RDMA transport livelock

RDMAはロスレスネットワークを前提としており、当時のNICのRoCEv2では、パケットがロスした時に転送データの最初のパケットから送信し直す go-back-0 方式が使われていました。PFCが正常に動作したとしても、FCSやソフトバグなどによりロスする可能性はゼロではなく、わずかなロス率でもパフォーマンスを大幅に落としたり、転送が完了しないケースがあります。この解決策として、NICベンダーと協力してgo-back-N 方式に修正しました。

PFC Deadlock

Closのようなネットワークでは、循環したバッファ依存性が存在しないので、デッドロックは起きないと思っていました。しかし、稀にデッドロックが起きることが分かりました。
その原因はARPテーブルとMACテーブルの更新頻度の大きな違いでした。つまりホストがダウンした時に、寿命の長いARPテーブルのエントリはあるMACを示しているのだが、スイッチのMACテーブルには既に存在せず、ポートに繋がっていないMACアドレス宛のパケットが到着した時にスイッチがそれを全ポートにフラッディングすることでした。

下図でそれを説明しており、S3サーバーがダウンした時、S3宛ての紫パケットがT1スイッチ内でフラッドされます。この時、輻輳が発生していたS5サーバー宛てのパスの黒パケットの滞留によりPAUSEフレームがp3からp1へ送られます。このPAUSEフレームがp1->p0->p2->S1と戻って行き、同時にS2サーバーがダウンしていると、ここでまたT0スイッチによるフラッドが発生してPAUSEフレームがp1->p3->->p0->p1->S4というように戻って行きます。これによってPAUSEフレームのループが出来てしまい、デッドロックが起きるというわけです。

解決策の候補はいくつかありましたが、不完全なARPに紐づくロスレスパケットをドロップさせることで解決します。これは、ブロードキャストやマルチキャストパケットをロスレスのクラスに置くべきでない事を示唆しています。

NIC PFC pause frame storm

一つのNICから送出されたPAUSEフレームが、ネットワーク全体の転送をブロックしてしまう事が何度か観測されました。根本原因はNICのバグによるものですが、このバグが発生しても他のネットワークに影響を及ぼさないための対策を入れています。
一つは、NICにウォッチドッグの機能を入れて、受信キューが詰まってPAUSEフレームが送出される時にこれを無効化する機能をNICのマイクロコントローラで実装します。
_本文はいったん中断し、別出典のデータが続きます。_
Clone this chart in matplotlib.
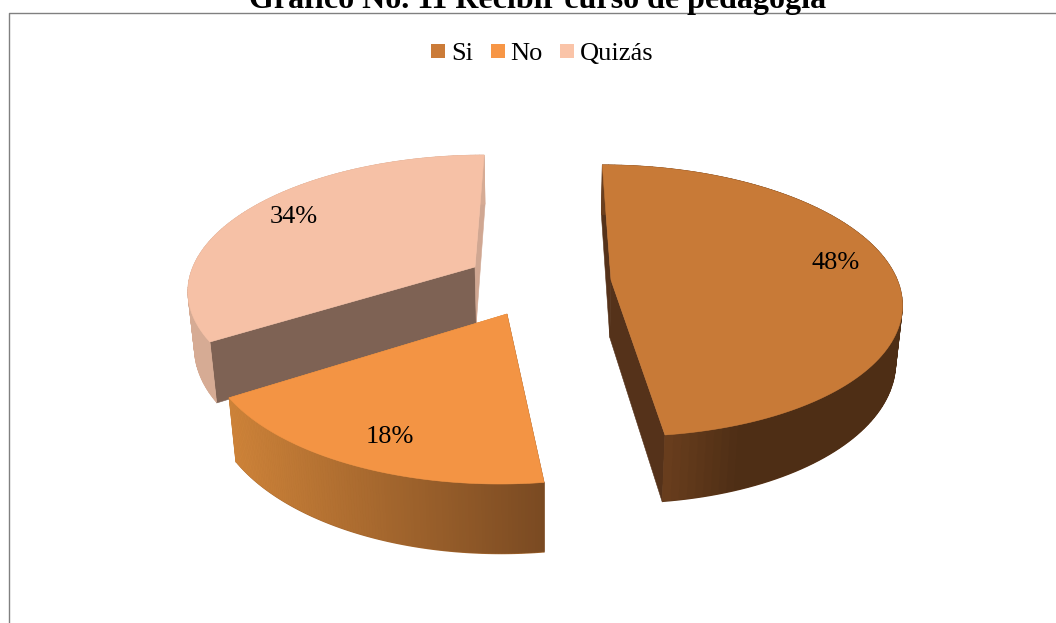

もう一つは、スイッチサイドのウォッチドッグで、サーバー側のegressポートのキューが流れなくなり、PUASEフレームをNICから受け取った場合には、スイッチはロスレスモードを破棄して、パケットをドロップ出来るようにします。一度ロッシーモードになった後は、デフォルト200msecの間PAUSEフレームが出なくなった時に、ロスレスモードに復帰します。

RDMA Performance

RDMAとTCPの遅延の評価を行っています。いずれもDC内のトラフィックで、実験ではトラフィック全体の半分をRDMA, 半分をTCPとして実験を行っています。
ネットワークは、システム全体のボトルネックではないが、複数のサーバーから一つのサーバーに流入するバーストがあり、パケットドロップを引き起こす原因となっています。
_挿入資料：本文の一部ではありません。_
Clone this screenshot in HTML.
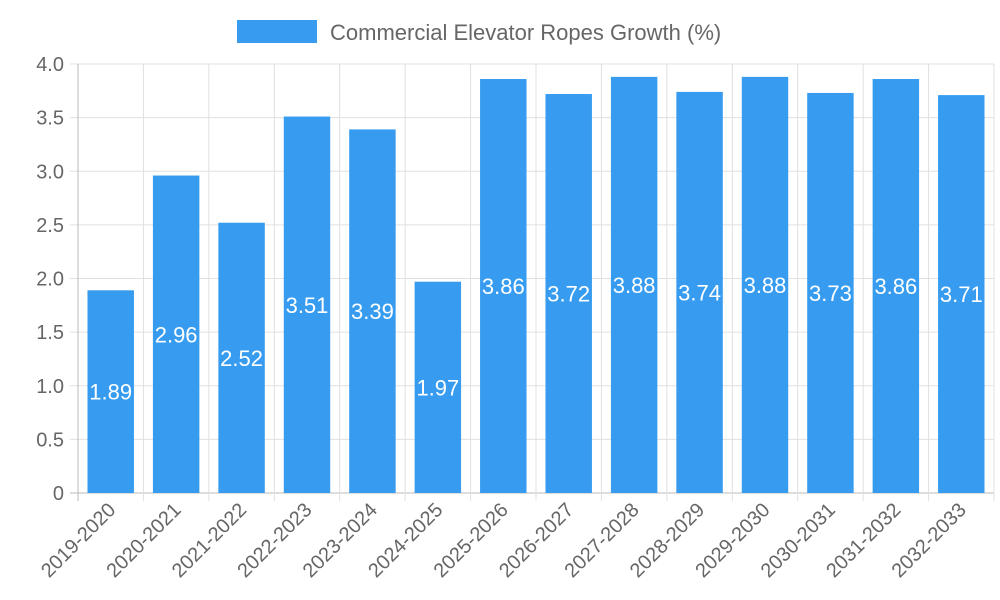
<!DOCTYPE html>
<html><head><meta charset="utf-8"><style>
body{margin:0;background:#fff;}
svg{display:block;font-family:"Liberation Sans",sans-serif;}
</style></head><body>
<svg id="chart" width="1000" height="600">
<rect x="237" y="20" width="80" height="23" fill="#379cf0"/>
<text x="330" y="40" font-size="22" fill="#666">Commercial Elevator Ropes Growth (%)</text>
<g id="grid"></g><g id="bars"></g><g id="labels"></g>
</svg>
<script>
const categories=["2019-2020","2020-2021","2021-2022","2022-2023","2023-2024","2024-2025","2025-2026","2026-2027","2027-2028","2028-2029","2029-2030","2030-2031","2031-2032","2032-2033"];
const values=[1.89,2.96,2.52,3.51,3.39,1.97,3.86,3.72,3.88,3.74,3.88,3.73,3.86,3.71];
const yTicks=[0,0.5,1,1.5,2,2.5,3,3.5,4];
const yTickLabels=["0","0.5","1.0","1.5","2.0","2.5","3.0","3.5","4.0"];
const NS="http://www.w3.org/2000/svg";
const L=78,R=994,T=64,B=493,yMax=4;
const bw=(R-L)/categories.length;
const y=v=>B-(v/yMax)*(B-T);
const x=i=>L+i*bw;
function mk(tag,attrs,parent){const e=document.createElementNS(NS,tag);for(const k in attrs)e.setAttribute(k,attrs[k]);parent.appendChild(e);return e;}
const grid=document.getElementById('grid'),bars=document.getElementById('bars'),labels=document.getElementById('labels');
yTicks.forEach((t,i)=>{
 const g=mk('line',{x1:L-8,x2:R,y1:y(t),y2:y(t),stroke:i===0?'#bbb':'#e0e0e0','stroke-width':1},grid);
 
 
 const tx=mk('text',{x:L-14,y:y(t)+7,'text-anchor':'end','font-size':20,fill:'#666'},labels);
 tx.textContent=yTickLabels[i];
 
 
});
for(let i=0;i<=categories.length;i++){
 const g=mk('line',{x1:x(i),x2:x(i),y1:T,y2:B+8,stroke:i===0?'#bbb':'#e0e0e0','stroke-width':1},grid);
 
 
}
categories.forEach((c,i)=>{
 const cx=x(i)+bw/2,w=bw*0.71;
 const r=mk('rect',{x:cx-w/2,y:y(values[i]),width:w,height:B-y(values[i]),fill:'#379cf0'},bars);
 
 
 const v=mk('text',{x:cx,y:(y(values[i])+B)/2+8,'text-anchor':'middle','font-size':22,fill:'#fff'},labels);
 v.textContent=values[i].toFixed(2);
 
 
 const t=mk('text',{x:cx+6,y:B+18,'text-anchor':'end','font-size':20,fill:'#666',transform:`rotate(-45 ${cx+6} ${B+18})`},labels);
 t.textContent=c;
 
 
});
</script>
</body></html>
遅延比較は下図にようになり、99パーセンタイルの遅延は、RDMAが90usで、TCPは700usと、大きな差が出ています。この遅延の差は、カーネルスタックのオーバーヘッドと、インキャストのパケットドロップによるものです。

締めくくりに、Microsoftは、今回の実験で、現実世界のスケーラビリティと安全性のチャレンジを全て解決したとまとめた上で、問題提起として、本当にロスレスネットワークが必要か?またInfinibandともTCPとも違った新しいトランスポートプロトコルを期待すると記述しています。
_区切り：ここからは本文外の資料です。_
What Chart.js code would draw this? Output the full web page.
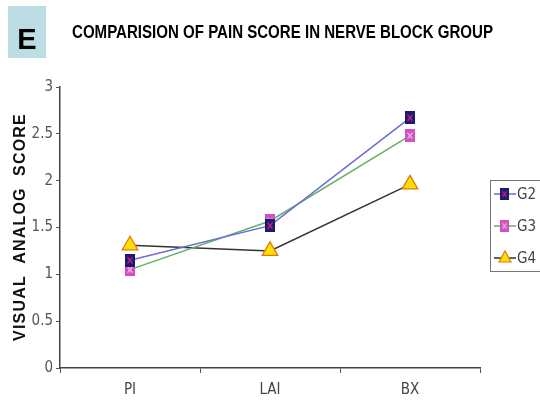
<!DOCTYPE html>
<html><head><meta charset="utf-8">
<script src="https://cdn.jsdelivr.net/npm/chart.js@4/dist/chart.umd.min.js"></script>
<style>
html,body{margin:0;padding:0;background:#fff;}
#wrap{position:relative;width:540px;height:407px;}
canvas{display:block;}
</style></head>
<body><div id="wrap"><canvas id="c" width="540" height="407"></canvas></div>
<script>
const categories = ["PI", "LAI", "BX"];
const seriesNames = ["G2", "G3", "G4"];
const g2Values = [1.15, 1.52, 2.67];
const g3Values = [1.05, 1.57, 2.48];
const g4Values = [1.31, 1.25, 1.96];
const yTicks = [0, 0.5, 1, 1.5, 2, 2.5, 3];
const chartTitle = "COMPARISION OF PAIN SCORE IN NERVE BLOCK GROUP";
const panelLetter = "E";
const yAxisTitle = "VISUAL  ANALOG  SCORE";
const narrow = '"DejaVu Sans Condensed", "Liberation Sans Narrow", "Liberation Sans", Arial';

function makeSquare(fill, mark){
  const c = document.createElement('canvas');
  c.width = 10; c.height = 13;
  const x = c.getContext('2d');
  x.fillStyle = fill; x.fillRect(0,0,10,13);
  x.strokeStyle = mark; x.lineWidth = 1.3;
  x.beginPath(); x.moveTo(2.5,3.5); x.lineTo(7.5,9.5); x.moveTo(7.5,3.5); x.lineTo(2.5,9.5); x.stroke();
  return c;
}
const g2Mark = makeSquare('#1c1a6e', '#d0207a');
const g3Mark = makeSquare('#d050c0', '#f4b0e8');

const ds = [
  {label: seriesNames[0], data: g2Values, borderColor:'#6a6ad8', borderWidth:1.5, pointStyle:g2Mark, backgroundColor:'#1c1a6e'},
  {label: seriesNames[1], data: g3Values, borderColor:'#66b066', borderWidth:1.5, pointStyle:g3Mark, backgroundColor:'#d050c0'},
  {label: seriesNames[2], data: g4Values, borderColor:'#333333', borderWidth:1.5, pointStyle:'triangle', pointRadius:9, pointBackgroundColor:'#ffe000', pointBorderColor:'#e07a10', pointBorderWidth:1.3, backgroundColor:'#ffe000'}
];

const deco = {
  id:'deco',
  afterDraw(chart){
    const ctx = chart.ctx;
    ctx.save();
    ctx.fillStyle = '#bcdde3';
    ctx.fillRect(8,6,38,52);
    ctx.fillStyle = '#000';
    ctx.font = 'bold 29px "Liberation Sans", Arial, sans-serif';
    ctx.textAlign = 'center'; ctx.textBaseline = 'middle';
    ctx.fillText(panelLetter, 27, 41);
    ctx.textAlign = 'left'; ctx.textBaseline = 'alphabetic';
    ctx.font = 'bold 19px "Liberation Sans", Arial, sans-serif';
    ctx.fillText(chartTitle, 72, 38, 421);
    ctx.save();
    ctx.translate(21, 227);
    ctx.rotate(-Math.PI/2);
    ctx.textAlign = 'center'; ctx.textBaseline = 'middle';
    ctx.font = 'bold 16px "Liberation Sans", Arial, sans-serif';
    try { ctx.letterSpacing = '1.2px'; } catch(e) {}
    ctx.fillStyle = '#111';
    ctx.fillText(yAxisTitle, 0, 0, 240);
    try { ctx.letterSpacing = '0px'; } catch(e) {}
    ctx.restore();
    ctx.strokeStyle = '#777'; ctx.lineWidth = 1;
    ctx.strokeRect(490.5, 180.5, 52, 91);
    const ys = [194, 226, 258];
    chart.data.datasets.forEach((d,i)=>{
      const y = ys[i];
      ctx.strokeStyle = d.borderColor; ctx.lineWidth = 1.5;
      ctx.beginPath(); ctx.moveTo(494,y); ctx.lineTo(516,y); ctx.stroke();
      if (d.pointStyle === 'triangle'){
        ctx.fillStyle = d.pointBackgroundColor; ctx.strokeStyle = d.pointBorderColor; ctx.lineWidth=1.2;
        ctx.beginPath(); ctx.moveTo(505,y-7); ctx.lineTo(511,y+4); ctx.lineTo(499,y+4); ctx.closePath(); ctx.fill(); ctx.stroke();
      } else {
        ctx.drawImage(d.pointStyle, 500, y-6, 9, 12);
      }
      ctx.fillStyle = '#444';
      ctx.font = '15px ' + narrow;
      ctx.textAlign = 'left'; ctx.textBaseline = 'middle';
      ctx.fillText(d.label, 517, y+1, 20);
    });
    ctx.restore();
  }
};

new Chart(document.getElementById('c'), {
  type:'line',
  data:{labels:categories, datasets:ds},
  options:{
    responsive:false, animation:false,
    devicePixelRatio:1,
    layout:{padding:{top:87, right:60, left:0, bottom:0}},
    plugins:{legend:{display:false}, tooltip:{enabled:false}},
    elements:{line:{tension:0}, point:{radius:6}},
    scales:{
      x:{
        offset:true,
        grid:{offset:true, drawOnChartArea:false, drawTicks:true, tickLength:5, color:'#555'},
        border:{display:true, color:'#444', width:1.5},
        ticks:{color:'#444', font:{family:narrow, size:15}, padding:8},
        afterFit(s){ s.height = 39; }
      },
      y:{
        min:0, max:3,
        afterBuildTicks(s){ s.ticks = yTicks.map(v=>({value:v})); },
        grid:{drawOnChartArea:false, drawTicks:true, tickLength:4, color:'#555'},
        border:{display:true, color:'#444', width:1.5},
        ticks:{color:'#555', font:{family:narrow, size:15}, padding:3, callback:(v)=>String(v)},
        afterFit(s){ s.width = 60; }
      }
    }
  },
  plugins:[deco]
});
</script></body></html>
このようにMicrosoftは、DC内でのロスレスイーサネットの多くの知見を積み、独自の技術も発展させています。その事が、現在のUltra Ethernet Consortiumの標準化や、MicrosoftによるNICの開発判断などに繋がっているものと思われます。

貞末多聞

Reference
Guo, Chuanxiong, et al. “RDMA over commodity ethernet at scale.” Proceedings of the 2016 ACM SIGCOMM Conference. 2016.